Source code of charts
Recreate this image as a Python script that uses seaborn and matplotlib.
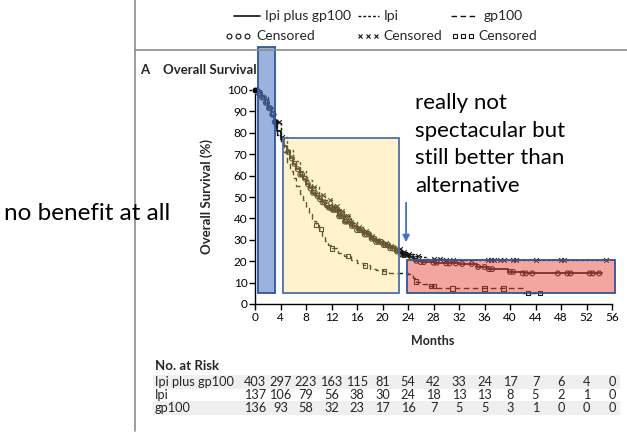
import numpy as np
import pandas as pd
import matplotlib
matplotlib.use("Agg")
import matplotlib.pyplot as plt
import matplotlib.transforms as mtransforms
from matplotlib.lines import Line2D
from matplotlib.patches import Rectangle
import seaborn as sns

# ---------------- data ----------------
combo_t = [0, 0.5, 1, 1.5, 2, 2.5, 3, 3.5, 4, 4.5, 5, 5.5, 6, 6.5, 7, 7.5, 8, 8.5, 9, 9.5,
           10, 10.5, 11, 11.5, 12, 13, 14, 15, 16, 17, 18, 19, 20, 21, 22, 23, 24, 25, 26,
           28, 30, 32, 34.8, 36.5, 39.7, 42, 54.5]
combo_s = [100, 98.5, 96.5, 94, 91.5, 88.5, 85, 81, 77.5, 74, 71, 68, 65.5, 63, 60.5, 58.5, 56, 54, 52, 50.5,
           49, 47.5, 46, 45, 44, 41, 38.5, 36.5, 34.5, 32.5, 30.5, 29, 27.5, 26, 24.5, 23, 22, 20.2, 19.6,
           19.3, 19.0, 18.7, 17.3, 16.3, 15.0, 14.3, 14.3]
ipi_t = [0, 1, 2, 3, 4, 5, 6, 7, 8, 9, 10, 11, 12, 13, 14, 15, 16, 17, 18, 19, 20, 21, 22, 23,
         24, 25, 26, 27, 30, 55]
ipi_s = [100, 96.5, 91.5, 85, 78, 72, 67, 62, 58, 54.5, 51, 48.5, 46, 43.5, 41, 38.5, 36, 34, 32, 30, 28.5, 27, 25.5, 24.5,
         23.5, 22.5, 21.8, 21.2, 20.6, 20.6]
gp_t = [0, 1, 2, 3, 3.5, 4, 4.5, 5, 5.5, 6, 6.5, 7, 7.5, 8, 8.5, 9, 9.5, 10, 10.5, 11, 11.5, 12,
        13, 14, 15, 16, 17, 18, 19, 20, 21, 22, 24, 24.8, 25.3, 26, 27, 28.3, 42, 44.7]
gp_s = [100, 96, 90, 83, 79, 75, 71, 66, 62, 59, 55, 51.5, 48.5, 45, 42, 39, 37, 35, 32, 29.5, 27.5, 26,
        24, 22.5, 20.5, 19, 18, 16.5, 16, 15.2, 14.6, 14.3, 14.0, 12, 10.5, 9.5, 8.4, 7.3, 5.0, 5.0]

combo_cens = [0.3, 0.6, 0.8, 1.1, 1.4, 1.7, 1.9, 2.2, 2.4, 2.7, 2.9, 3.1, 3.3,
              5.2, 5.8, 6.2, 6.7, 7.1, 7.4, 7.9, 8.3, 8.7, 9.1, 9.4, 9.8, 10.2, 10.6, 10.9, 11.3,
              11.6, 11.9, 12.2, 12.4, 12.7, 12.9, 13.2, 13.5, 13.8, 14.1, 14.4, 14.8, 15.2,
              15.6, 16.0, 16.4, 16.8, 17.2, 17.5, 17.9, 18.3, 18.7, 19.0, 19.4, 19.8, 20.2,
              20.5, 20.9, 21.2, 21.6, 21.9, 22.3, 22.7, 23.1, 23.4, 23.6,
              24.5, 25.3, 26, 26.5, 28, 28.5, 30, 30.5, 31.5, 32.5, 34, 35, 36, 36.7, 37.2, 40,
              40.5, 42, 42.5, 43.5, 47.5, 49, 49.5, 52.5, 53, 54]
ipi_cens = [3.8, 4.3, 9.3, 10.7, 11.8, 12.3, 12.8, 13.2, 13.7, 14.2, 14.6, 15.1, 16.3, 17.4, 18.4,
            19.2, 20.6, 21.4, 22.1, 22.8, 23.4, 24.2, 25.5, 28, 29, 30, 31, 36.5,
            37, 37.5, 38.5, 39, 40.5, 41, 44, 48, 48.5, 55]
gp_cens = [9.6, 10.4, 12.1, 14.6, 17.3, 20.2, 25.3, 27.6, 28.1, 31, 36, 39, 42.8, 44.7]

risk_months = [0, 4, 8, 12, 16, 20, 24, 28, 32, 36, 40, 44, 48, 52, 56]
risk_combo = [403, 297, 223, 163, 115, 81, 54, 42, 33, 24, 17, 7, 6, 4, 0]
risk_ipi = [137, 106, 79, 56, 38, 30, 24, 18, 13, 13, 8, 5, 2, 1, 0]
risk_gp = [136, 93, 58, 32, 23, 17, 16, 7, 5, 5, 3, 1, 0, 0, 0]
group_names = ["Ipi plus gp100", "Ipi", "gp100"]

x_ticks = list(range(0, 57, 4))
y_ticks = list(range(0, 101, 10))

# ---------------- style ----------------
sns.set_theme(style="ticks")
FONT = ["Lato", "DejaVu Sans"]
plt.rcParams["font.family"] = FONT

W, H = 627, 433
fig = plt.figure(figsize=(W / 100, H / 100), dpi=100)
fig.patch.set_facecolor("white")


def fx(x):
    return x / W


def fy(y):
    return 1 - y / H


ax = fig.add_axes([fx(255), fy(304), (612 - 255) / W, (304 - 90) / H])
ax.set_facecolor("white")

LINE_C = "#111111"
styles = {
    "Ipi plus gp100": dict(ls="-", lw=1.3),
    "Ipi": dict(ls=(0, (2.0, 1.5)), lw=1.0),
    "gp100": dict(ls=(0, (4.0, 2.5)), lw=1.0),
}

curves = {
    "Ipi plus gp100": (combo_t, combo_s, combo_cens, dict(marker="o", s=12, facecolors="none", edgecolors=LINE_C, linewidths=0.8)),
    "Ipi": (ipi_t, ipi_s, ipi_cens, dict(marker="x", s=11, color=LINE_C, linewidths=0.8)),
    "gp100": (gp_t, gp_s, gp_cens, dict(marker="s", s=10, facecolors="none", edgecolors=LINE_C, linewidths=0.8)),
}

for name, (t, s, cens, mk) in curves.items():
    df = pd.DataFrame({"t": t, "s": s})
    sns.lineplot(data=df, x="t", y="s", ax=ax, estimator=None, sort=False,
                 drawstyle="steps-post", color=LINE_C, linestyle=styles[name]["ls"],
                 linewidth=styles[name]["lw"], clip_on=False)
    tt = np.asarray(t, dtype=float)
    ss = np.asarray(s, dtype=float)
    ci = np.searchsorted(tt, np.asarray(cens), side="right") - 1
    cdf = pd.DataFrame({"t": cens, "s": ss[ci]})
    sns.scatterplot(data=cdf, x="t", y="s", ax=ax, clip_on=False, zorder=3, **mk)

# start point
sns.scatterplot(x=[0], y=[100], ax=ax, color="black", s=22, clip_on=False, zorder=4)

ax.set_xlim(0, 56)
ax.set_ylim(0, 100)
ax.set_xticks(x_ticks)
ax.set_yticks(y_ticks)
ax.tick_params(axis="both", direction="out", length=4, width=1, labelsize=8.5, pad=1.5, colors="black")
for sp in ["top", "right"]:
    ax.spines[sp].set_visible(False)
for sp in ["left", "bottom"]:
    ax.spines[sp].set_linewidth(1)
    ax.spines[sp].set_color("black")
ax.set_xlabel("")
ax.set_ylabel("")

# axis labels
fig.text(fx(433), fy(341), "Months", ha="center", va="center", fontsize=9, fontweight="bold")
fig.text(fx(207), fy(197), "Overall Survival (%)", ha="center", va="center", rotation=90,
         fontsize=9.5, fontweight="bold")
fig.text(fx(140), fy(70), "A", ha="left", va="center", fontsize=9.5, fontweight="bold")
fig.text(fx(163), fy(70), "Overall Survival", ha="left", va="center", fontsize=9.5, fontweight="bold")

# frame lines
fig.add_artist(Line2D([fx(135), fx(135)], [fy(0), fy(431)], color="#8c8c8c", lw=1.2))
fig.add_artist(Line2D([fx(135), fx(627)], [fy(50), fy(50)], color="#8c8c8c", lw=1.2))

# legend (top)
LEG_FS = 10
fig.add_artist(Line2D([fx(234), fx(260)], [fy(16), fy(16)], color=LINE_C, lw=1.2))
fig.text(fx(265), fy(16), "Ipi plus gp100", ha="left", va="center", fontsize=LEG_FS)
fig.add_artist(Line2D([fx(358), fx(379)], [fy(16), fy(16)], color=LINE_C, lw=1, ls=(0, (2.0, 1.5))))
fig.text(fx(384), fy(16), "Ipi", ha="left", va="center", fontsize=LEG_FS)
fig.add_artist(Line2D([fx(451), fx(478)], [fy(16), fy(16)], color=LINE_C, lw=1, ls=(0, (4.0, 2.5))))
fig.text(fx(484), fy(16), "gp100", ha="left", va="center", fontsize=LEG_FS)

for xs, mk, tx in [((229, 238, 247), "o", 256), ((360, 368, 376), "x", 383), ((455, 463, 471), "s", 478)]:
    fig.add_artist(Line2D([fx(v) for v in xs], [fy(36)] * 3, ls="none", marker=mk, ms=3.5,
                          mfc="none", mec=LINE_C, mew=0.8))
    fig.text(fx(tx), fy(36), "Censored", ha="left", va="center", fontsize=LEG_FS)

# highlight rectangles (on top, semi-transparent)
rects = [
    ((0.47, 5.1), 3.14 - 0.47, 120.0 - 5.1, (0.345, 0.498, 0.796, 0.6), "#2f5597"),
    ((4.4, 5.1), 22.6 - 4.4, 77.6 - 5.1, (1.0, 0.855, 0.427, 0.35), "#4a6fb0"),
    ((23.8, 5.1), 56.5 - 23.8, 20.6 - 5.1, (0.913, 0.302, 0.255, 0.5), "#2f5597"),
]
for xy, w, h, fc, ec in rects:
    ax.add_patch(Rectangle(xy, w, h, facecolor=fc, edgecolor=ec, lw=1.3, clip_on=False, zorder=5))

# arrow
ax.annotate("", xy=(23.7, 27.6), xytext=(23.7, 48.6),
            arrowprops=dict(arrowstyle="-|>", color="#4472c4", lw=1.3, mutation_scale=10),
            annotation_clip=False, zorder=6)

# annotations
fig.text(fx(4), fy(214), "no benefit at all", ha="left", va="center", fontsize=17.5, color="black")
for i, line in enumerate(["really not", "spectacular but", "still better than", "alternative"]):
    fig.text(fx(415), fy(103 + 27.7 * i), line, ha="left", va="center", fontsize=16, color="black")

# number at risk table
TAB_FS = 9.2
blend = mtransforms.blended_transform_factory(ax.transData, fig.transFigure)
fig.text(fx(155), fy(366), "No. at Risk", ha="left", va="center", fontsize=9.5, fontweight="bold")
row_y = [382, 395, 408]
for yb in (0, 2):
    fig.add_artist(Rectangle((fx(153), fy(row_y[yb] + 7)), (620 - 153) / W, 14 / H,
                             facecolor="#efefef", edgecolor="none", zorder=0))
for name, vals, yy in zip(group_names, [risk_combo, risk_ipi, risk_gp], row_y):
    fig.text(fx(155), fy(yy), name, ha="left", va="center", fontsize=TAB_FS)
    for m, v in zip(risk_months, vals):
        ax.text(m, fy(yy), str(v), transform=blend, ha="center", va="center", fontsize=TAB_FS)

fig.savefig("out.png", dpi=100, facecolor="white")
* * *
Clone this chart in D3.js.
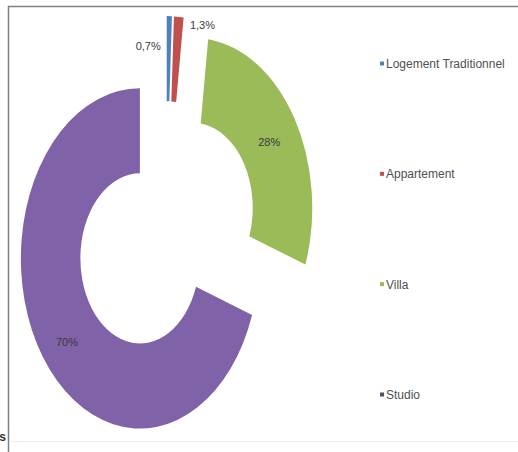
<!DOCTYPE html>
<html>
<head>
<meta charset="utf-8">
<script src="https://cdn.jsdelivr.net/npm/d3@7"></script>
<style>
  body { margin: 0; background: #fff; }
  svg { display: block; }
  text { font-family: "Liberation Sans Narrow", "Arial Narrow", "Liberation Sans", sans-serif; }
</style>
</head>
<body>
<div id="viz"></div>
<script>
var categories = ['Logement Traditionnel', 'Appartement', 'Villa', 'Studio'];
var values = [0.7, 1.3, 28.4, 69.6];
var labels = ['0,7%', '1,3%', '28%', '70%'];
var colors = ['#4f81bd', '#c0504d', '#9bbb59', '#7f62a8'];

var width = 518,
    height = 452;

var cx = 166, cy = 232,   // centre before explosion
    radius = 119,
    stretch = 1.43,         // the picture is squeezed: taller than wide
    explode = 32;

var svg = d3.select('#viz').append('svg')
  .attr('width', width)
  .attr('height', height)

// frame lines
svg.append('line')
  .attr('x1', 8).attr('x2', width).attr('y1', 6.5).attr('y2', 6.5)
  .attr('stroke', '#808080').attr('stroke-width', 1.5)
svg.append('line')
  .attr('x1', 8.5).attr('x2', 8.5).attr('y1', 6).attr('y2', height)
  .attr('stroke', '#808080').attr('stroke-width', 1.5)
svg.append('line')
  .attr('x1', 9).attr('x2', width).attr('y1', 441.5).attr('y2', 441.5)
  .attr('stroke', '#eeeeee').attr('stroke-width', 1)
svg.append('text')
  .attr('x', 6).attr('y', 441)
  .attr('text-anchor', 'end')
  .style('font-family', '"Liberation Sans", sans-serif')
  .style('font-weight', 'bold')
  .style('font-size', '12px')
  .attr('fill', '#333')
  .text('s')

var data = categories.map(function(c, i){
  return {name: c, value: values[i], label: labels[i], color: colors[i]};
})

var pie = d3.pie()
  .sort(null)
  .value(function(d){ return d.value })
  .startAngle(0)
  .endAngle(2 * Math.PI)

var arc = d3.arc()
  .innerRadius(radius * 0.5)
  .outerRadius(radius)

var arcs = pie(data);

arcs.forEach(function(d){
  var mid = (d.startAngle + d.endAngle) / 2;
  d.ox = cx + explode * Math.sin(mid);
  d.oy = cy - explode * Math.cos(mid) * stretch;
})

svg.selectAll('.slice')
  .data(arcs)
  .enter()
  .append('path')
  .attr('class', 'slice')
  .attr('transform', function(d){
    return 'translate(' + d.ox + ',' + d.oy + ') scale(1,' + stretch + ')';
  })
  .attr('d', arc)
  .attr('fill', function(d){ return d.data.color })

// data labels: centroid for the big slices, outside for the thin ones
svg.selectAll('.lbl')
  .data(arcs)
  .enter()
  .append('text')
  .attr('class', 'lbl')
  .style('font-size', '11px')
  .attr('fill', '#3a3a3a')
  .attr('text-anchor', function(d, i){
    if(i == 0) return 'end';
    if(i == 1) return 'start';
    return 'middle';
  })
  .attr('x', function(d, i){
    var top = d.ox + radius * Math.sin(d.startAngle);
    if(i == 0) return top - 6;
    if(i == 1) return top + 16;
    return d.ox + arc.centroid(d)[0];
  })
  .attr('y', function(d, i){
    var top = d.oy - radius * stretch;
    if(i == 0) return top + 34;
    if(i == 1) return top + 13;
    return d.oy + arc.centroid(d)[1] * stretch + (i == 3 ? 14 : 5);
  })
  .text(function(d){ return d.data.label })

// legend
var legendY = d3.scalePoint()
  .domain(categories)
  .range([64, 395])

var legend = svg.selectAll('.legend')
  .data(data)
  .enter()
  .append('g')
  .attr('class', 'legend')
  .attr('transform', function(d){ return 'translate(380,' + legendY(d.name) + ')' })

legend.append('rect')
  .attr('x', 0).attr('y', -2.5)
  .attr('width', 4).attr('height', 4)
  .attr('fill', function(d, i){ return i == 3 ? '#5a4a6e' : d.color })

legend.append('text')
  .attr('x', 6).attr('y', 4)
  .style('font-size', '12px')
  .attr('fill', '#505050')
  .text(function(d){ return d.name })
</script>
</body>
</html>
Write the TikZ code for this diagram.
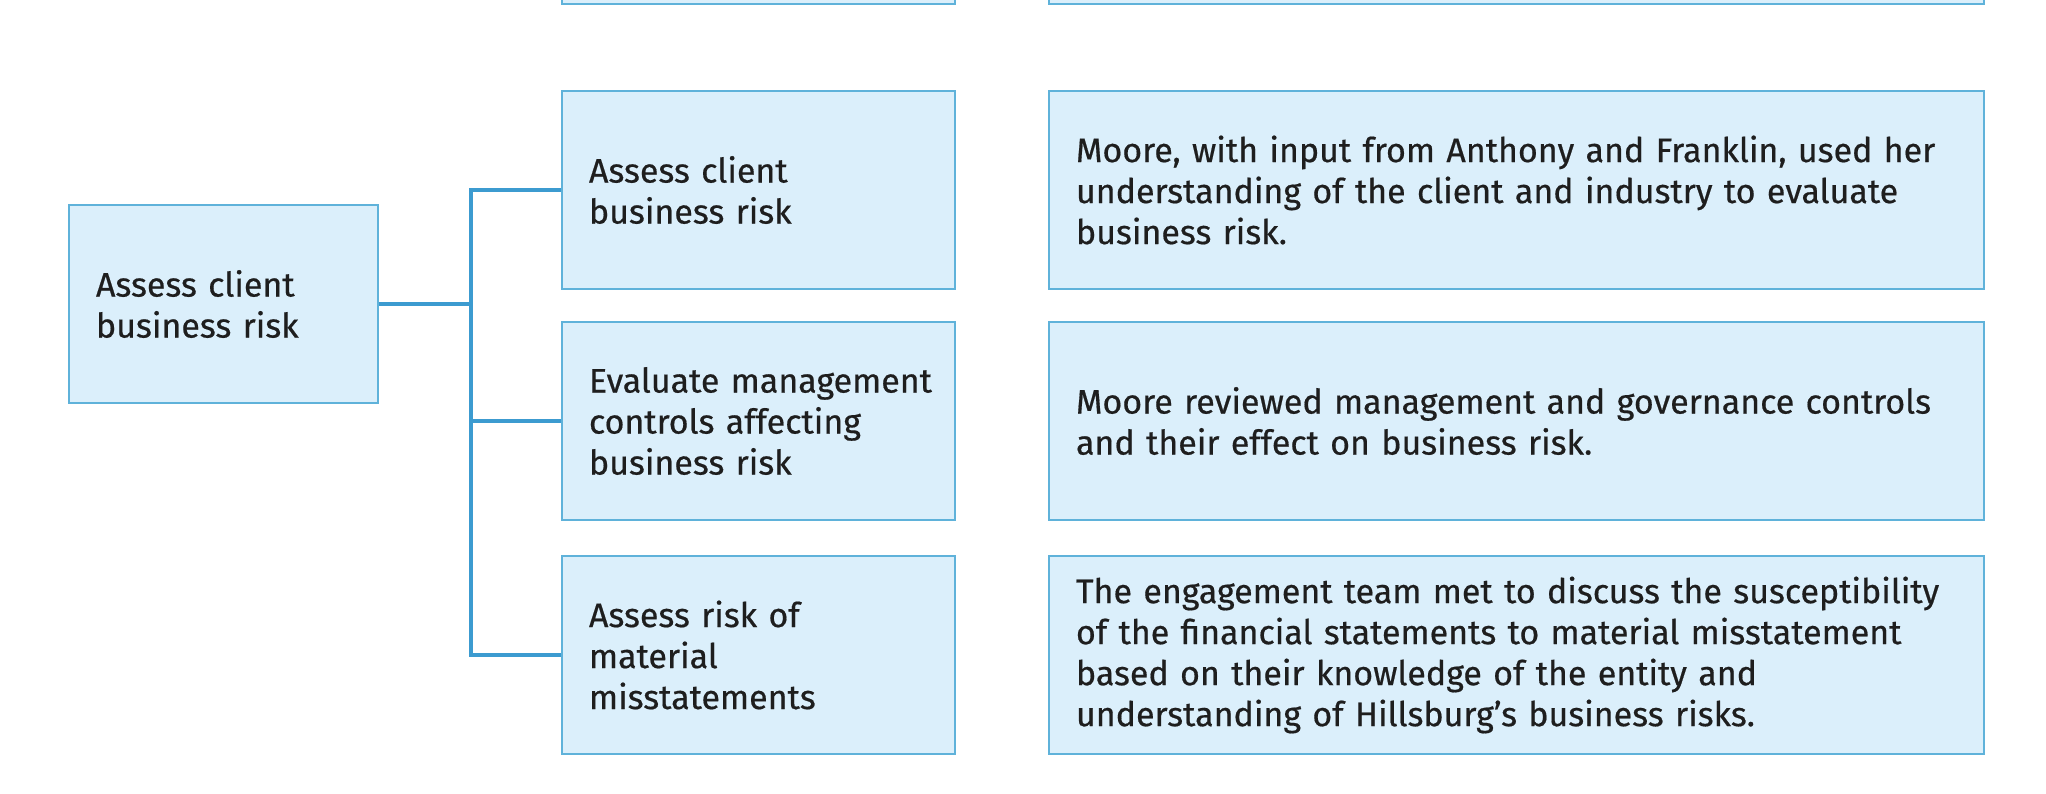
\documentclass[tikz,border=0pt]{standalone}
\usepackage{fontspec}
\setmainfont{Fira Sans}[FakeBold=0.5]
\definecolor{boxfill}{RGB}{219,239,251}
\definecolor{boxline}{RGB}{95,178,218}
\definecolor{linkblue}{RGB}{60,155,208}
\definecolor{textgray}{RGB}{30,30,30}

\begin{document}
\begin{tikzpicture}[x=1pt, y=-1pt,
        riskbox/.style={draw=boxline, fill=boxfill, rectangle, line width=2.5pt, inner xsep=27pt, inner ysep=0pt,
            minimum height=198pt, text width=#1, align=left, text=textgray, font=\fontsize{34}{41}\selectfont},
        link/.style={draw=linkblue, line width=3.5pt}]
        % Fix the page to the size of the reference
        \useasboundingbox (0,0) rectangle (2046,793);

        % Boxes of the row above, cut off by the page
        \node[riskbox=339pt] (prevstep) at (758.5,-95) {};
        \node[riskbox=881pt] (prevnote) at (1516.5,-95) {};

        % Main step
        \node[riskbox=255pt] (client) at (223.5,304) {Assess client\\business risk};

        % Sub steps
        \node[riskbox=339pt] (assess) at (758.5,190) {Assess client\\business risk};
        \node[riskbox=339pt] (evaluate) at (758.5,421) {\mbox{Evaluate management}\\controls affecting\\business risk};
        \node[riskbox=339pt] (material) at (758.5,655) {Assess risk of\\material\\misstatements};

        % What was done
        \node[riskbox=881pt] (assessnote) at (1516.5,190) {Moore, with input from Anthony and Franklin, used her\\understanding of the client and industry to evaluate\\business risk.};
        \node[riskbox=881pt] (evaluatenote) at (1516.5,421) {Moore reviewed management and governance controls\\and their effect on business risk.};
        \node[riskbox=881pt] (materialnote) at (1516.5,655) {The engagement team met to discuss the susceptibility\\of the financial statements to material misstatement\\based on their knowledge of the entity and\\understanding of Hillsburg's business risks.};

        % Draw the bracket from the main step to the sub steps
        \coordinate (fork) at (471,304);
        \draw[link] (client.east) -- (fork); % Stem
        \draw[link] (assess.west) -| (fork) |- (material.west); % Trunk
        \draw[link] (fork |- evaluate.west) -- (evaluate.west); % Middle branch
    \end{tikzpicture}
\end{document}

• Exercise: Set down, without pictures, the lines between the line holding "Clone this chart in D3.js." and the line holding "height = 452;", both inclusive.

• The output:
Clone this chart in D3.js.
<!DOCTYPE html>
<html>
<head>
<meta charset="utf-8">
<script src="https://cdn.jsdelivr.net/npm/d3@7"></script>
<style>
  body { margin: 0; background: #fff; }
  svg { display: block; }
  text { font-family: "Liberation Sans Narrow", "Arial Narrow", "Liberation Sans", sans-serif; }
</style>
</head>
<body>
<div id="viz"></div>
<script>
var categories = ['Logement Traditionnel', 'Appartement', 'Villa', 'Studio'];
var values = [0.7, 1.3, 28.4, 69.6];
var labels = ['0,7%', '1,3%', '28%', '70%'];
var colors = ['#4f81bd', '#c0504d', '#9bbb59', '#7f62a8'];

var width = 518,
    height = 452;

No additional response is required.